When it was finished, he walked up to the back of the room and took the arm of an older chap in a Dublin tracksuit who none of us had noticed was even there. “I thought you were going to ask a question,” he said to Jim Gavin Snr, before bringing him backstage with him. It’s too early to draw conclusions of any sort regarding the future of Gavin Jnr but this definitely felt different to other years.

We pushed him on what a five-in-a-row means, if indeed it means anything.

“I haven’t really thought about it like that. It is a fact, I’m not denying that it is a fact. It is great for the county, but our primary aim was to get a performance. I’m not trying to dismiss it in any shape or form, it is phenomenal for Dublin GAA for this to happen, but when you are going into a game like this you have to focus on trying to get your game plan, game and process right. That is what delivers a performance like you saw today. The result is the outcome of that. Obviously it is a fantastic honour for Dublin, absolutely.

“They are all unique, but I suppose when you are playing a team like Kerry, they have really asked questions of the guys over the last two games. I know how much it meant to the people of Dublin, the people who support the team.

“There was obviously great expectation going into it, I’m just delighted for the players really. When there was questions asked of them in both games, that they were able to come up with the answers. Whatever about reputations and what people from the outside think of them, they really showed their character for me over the last two games. So first and foremost you are just so happy for those.”

Dublin’s Eoin Murchan scores a goal just after half-time in the All-Ireland final replay against Kerry. Photograph: Tom Honan
Dublin’s Eoin Murchan scores a goal just after half-time in the All-Ireland final replay against Kerry. Photograph: Tom Honan

We bring up Stephen Cluxton, whose save from Stephen O’Brien’s shot on 54 minutes was so crucial to the Dublin victory. Normally when we lob these sort of player-specific high balls to him, he swats them away in short order. But again, this time felt different. He was gushing about Cluxton and went into detail about his reaction between the drawn game and the replay.

“That’s the result of hundreds of hours,” Gavin said. “I’ve seen that, if you look back on his stance, that’s not the first time I’ve seen that.

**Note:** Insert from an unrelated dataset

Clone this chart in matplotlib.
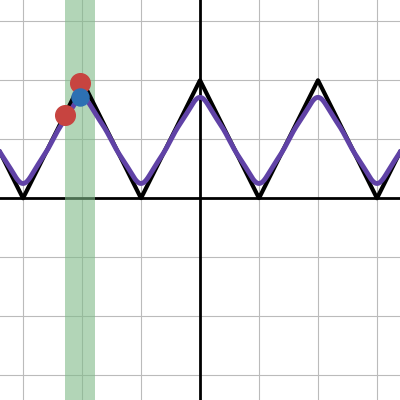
import numpy as np
import matplotlib
matplotlib.use("Agg")
import matplotlib.pyplot as plt

x_range = (-3.39, 3.39)
y_range = (-3.42, 3.36)
band = (-2.29, -1.78)
red_x = [-2.03, -2.29]
red_y = [1.95, 1.41]
blue_x = [-2.03]
blue_y = [1.71]
fourier_coefs = [0.66, 0.05, 0.02]  # cos(pi x), cos(3 pi x), cos(5 pi x)

fig = plt.figure(figsize=(4, 4), dpi=100)
ax = fig.add_axes([0, 0, 1, 1])
ax.set_xlim(*x_range)
ax.set_ylim(*y_range)
for v in range(-3, 4):
    ax.axvline(v, color="#bbbbbb", lw=0.8, zorder=0)
    ax.axhline(v, color="#bbbbbb", lw=0.8, zorder=0)
ax.axhline(0, color="black", lw=2, zorder=1)
ax.axvline(0, color="black", lw=2, zorder=1)
ax.axvspan(*band, color="#7fba88", alpha=0.6, lw=0, zorder=1)

xs = np.linspace(*x_range, 2000)
tri = 2 - 2 * np.abs(((xs + 1) % 2) - 1)
ax.plot(xs, tri, color="black", lw=3, zorder=2)
smooth = 0.98 + sum(c * np.cos((2 * k + 1) * np.pi * xs) for k, c in enumerate(fourier_coefs))
ax.plot(xs, smooth, color="#6042a6", lw=3.5, zorder=3)

ax.scatter(red_x, red_y, s=200, color="#c74440", zorder=4)
ax.scatter(blue_x, blue_y, s=150, color="#2d70b3", zorder=5)
ax.axis("off")
fig.savefig("out.png", dpi=100)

Josh Moran, his goalkeeping coach, and the goalkeeping coaches that have worked with him deserve credit for that. That’s something that you see replicated. I saw it earlier on this week.

“I saw it the day after the replay, him spending two hours on the pitch with Evan Comerford and Michael Shields from Sylvester’s. The three of them working on trying to rectify his positioning for Killian Spillane’s goal in the first game. So that’s someone who’s dedicated to their craft, and the result of that is what you see in those clutch moments, to have that composure to make himself big and strong and just do his job. That’s what Stephen does – he does his job.

“He had a bloody laptop, trying to replay in slow motion what way his feet and positioning were. That somebody who’s a master of his craft. Through that example, he inspires people around him. Stephen is well able to talk, he’s very articulate and people listen. But how he demonstrates, his actions, that’s what I’m interested in. That’s what he does. He’s a doer.”

Gavin even gave a small tactical insight, something he never does, something his players never do. Talking about Eoin Murchan’s game-breaking goal, he took obvious pleasure in the fact that a training ground routine had come off.

“Yeah, listen it was a great set move from the throw-in,” he said. “Really well executed by the team collective you’d have to say. A really nice execution at the end of the move by Eoin. I’ve seen it before from him, don’t think anybody was surprised when it hit the net. You are surprised maybe to get that space from the opening play.

“Eoin did really well, he really committed himself, it is what you see from them when you are with them that often. They all have jobs to do, when we meet it is very brief. So your time is precious with them. But they are a great team, great men to work with.”

For how much longer? Nobody can say. All we can know for now is that this felt different.

Draw what conclusions you will from that.